--- BEGIN Input material ---

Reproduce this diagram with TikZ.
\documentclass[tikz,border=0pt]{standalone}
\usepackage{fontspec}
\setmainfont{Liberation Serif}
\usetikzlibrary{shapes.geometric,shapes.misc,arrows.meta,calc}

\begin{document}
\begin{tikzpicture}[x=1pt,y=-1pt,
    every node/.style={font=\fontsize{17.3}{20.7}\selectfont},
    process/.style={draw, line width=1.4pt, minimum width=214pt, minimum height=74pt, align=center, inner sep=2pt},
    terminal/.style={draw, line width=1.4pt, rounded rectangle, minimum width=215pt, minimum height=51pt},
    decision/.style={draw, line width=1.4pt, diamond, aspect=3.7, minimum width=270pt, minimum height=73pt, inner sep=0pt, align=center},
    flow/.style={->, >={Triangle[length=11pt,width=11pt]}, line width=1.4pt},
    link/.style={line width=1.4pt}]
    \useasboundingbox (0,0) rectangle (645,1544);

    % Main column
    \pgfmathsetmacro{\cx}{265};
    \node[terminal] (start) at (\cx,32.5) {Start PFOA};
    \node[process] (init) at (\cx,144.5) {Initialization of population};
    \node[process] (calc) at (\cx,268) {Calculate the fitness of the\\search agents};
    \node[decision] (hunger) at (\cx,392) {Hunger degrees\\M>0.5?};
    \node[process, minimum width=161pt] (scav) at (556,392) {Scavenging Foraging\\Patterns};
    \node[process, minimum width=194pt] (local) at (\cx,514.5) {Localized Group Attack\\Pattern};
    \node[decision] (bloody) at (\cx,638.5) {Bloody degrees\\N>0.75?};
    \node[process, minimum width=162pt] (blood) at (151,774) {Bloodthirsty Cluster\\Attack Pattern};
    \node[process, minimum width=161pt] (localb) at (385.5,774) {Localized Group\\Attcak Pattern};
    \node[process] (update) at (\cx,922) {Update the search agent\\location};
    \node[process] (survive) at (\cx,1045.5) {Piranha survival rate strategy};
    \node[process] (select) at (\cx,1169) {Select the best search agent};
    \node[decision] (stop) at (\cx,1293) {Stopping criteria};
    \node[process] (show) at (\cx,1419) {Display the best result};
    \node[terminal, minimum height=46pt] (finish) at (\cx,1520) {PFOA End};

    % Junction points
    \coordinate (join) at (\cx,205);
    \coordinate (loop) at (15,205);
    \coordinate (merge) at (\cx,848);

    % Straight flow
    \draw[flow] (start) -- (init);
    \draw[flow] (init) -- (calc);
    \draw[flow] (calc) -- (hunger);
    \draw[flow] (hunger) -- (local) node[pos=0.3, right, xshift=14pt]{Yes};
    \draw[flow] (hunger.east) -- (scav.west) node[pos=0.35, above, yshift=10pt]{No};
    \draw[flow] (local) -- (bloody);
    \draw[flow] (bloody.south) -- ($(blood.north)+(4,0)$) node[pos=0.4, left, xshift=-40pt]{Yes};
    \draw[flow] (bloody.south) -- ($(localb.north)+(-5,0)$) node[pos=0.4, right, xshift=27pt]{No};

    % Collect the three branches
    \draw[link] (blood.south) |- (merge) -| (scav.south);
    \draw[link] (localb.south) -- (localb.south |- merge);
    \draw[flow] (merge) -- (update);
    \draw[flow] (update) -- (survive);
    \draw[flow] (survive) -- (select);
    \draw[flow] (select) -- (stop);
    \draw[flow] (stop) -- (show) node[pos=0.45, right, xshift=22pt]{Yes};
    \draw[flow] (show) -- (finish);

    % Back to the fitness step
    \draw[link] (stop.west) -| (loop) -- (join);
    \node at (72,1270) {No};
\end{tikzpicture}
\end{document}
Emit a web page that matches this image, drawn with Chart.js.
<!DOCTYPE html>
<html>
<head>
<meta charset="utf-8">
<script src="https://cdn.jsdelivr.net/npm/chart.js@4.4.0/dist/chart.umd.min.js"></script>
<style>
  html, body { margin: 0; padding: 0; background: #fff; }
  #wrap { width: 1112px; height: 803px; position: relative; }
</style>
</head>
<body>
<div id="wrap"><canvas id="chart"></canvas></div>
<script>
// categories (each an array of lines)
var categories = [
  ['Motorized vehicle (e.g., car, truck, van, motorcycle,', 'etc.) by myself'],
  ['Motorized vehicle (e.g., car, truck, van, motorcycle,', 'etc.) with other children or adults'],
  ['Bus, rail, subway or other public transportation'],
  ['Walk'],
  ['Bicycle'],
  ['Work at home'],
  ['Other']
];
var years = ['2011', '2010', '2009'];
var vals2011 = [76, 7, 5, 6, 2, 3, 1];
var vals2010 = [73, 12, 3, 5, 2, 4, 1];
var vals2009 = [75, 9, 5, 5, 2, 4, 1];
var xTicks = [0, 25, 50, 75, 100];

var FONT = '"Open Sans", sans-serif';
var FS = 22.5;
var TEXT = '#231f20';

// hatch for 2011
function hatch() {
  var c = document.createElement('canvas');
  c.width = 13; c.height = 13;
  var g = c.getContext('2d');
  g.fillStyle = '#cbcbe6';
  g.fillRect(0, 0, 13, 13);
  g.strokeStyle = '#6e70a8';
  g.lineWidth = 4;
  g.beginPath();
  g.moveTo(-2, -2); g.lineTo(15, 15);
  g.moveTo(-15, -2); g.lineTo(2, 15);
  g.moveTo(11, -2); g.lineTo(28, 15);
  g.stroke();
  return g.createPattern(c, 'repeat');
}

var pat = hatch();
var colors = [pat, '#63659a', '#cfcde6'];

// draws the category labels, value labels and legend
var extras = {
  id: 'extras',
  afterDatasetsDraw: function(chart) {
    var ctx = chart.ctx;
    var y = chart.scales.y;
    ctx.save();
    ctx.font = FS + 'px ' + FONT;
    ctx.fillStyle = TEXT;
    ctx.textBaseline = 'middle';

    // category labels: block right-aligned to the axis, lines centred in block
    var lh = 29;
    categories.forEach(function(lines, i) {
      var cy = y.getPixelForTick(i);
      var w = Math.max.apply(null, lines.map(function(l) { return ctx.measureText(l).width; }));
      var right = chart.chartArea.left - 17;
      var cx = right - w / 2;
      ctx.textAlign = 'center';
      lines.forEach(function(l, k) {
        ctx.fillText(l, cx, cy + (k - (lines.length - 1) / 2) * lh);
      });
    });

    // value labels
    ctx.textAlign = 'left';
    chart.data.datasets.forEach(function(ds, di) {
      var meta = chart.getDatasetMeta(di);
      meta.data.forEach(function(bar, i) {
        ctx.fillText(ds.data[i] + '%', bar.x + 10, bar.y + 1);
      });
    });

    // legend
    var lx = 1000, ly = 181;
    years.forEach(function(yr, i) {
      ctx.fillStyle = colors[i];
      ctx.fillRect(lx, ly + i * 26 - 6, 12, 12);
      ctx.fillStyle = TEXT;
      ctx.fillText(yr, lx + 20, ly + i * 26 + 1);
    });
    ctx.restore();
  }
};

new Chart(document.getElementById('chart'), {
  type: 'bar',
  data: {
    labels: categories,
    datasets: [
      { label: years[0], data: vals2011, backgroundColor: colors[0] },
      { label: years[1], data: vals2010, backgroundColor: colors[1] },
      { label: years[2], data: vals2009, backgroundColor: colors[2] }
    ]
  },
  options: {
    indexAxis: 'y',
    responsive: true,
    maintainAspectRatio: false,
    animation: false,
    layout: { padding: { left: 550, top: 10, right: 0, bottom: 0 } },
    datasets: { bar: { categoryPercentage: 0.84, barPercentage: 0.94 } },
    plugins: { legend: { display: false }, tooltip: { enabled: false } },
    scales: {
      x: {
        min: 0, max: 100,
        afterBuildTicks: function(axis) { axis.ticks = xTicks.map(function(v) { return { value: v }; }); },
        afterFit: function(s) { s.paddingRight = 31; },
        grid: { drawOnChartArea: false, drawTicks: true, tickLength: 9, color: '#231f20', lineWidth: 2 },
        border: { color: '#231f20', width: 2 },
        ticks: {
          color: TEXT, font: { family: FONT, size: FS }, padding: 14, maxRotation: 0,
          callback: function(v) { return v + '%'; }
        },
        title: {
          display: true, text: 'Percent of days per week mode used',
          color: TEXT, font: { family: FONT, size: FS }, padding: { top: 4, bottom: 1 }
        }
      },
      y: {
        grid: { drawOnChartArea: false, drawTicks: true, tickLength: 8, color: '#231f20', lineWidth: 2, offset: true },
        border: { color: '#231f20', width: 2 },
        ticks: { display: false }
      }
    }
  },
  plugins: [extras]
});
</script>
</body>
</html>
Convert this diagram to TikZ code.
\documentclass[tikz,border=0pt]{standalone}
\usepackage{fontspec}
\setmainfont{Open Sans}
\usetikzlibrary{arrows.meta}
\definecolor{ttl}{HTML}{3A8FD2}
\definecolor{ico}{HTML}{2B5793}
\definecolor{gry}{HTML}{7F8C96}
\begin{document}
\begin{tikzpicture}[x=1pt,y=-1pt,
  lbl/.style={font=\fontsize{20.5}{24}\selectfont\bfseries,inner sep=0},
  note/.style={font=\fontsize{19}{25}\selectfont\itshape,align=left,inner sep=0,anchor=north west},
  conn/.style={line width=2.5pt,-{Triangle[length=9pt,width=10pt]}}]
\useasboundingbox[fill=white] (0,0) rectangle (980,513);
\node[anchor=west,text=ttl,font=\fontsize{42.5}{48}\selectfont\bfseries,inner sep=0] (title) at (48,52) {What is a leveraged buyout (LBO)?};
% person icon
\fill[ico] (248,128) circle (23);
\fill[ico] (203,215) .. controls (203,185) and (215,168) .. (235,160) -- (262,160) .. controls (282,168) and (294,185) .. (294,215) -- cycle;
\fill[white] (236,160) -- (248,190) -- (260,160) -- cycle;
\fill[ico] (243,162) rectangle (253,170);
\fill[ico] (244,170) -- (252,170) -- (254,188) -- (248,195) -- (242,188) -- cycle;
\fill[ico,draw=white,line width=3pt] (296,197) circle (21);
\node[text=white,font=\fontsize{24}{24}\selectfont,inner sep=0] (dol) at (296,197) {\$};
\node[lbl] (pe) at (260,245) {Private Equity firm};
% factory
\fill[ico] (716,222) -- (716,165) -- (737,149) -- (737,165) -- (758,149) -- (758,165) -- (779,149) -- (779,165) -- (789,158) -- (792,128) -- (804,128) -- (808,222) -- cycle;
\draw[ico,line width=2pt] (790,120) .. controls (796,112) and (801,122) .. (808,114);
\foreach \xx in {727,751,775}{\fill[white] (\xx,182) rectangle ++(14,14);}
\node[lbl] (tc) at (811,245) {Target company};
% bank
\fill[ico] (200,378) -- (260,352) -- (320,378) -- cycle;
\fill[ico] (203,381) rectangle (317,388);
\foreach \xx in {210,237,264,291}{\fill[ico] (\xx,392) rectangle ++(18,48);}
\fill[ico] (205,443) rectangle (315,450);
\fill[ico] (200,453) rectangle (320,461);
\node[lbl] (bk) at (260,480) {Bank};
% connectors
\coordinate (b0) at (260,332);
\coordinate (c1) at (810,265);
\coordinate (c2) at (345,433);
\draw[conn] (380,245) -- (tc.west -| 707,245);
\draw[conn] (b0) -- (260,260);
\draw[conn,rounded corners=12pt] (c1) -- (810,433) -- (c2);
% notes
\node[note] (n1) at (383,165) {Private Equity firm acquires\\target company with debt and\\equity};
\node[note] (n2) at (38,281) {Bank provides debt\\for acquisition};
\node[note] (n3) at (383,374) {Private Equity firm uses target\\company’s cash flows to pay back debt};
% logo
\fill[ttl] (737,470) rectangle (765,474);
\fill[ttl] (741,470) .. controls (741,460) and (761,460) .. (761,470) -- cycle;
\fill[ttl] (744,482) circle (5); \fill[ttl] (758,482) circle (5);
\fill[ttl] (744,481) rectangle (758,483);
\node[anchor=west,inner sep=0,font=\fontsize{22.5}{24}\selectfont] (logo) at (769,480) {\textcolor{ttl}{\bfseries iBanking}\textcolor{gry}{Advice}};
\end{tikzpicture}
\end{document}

--- END Input material ---

* [Task] Set down, exactly as written, each line of the data from its opening line through the one containing "(merge) at (\cx,848);". Output nothing more.

* [Answer below]
Reproduce this diagram with TikZ.
\documentclass[tikz,border=0pt]{standalone}
\usepackage{fontspec}
\setmainfont{Liberation Serif}
\usetikzlibrary{shapes.geometric,shapes.misc,arrows.meta,calc}

\begin{document}
\begin{tikzpicture}[x=1pt,y=-1pt,
    every node/.style={font=\fontsize{17.3}{20.7}\selectfont},
    process/.style={draw, line width=1.4pt, minimum width=214pt, minimum height=74pt, align=center, inner sep=2pt},
    terminal/.style={draw, line width=1.4pt, rounded rectangle, minimum width=215pt, minimum height=51pt},
    decision/.style={draw, line width=1.4pt, diamond, aspect=3.7, minimum width=270pt, minimum height=73pt, inner sep=0pt, align=center},
    flow/.style={->, >={Triangle[length=11pt,width=11pt]}, line width=1.4pt},
    link/.style={line width=1.4pt}]
    \useasboundingbox (0,0) rectangle (645,1544);

    % Main column
    \pgfmathsetmacro{\cx}{265};
    \node[terminal] (start) at (\cx,32.5) {Start PFOA};
    \node[process] (init) at (\cx,144.5) {Initialization of population};
    \node[process] (calc) at (\cx,268) {Calculate the fitness of the\\search agents};
    \node[decision] (hunger) at (\cx,392) {Hunger degrees\\M>0.5?};
    \node[process, minimum width=161pt] (scav) at (556,392) {Scavenging Foraging\\Patterns};
    \node[process, minimum width=194pt] (local) at (\cx,514.5) {Localized Group Attack\\Pattern};
    \node[decision] (bloody) at (\cx,638.5) {Bloody degrees\\N>0.75?};
    \node[process, minimum width=162pt] (blood) at (151,774) {Bloodthirsty Cluster\\Attack Pattern};
    \node[process, minimum width=161pt] (localb) at (385.5,774) {Localized Group\\Attcak Pattern};
    \node[process] (update) at (\cx,922) {Update the search agent\\location};
    \node[process] (survive) at (\cx,1045.5) {Piranha survival rate strategy};
    \node[process] (select) at (\cx,1169) {Select the best search agent};
    \node[decision] (stop) at (\cx,1293) {Stopping criteria};
    \node[process] (show) at (\cx,1419) {Display the best result};
    \node[terminal, minimum height=46pt] (finish) at (\cx,1520) {PFOA End};

    % Junction points
    \coordinate (join) at (\cx,205);
    \coordinate (loop) at (15,205);
    \coordinate (merge) at (\cx,848);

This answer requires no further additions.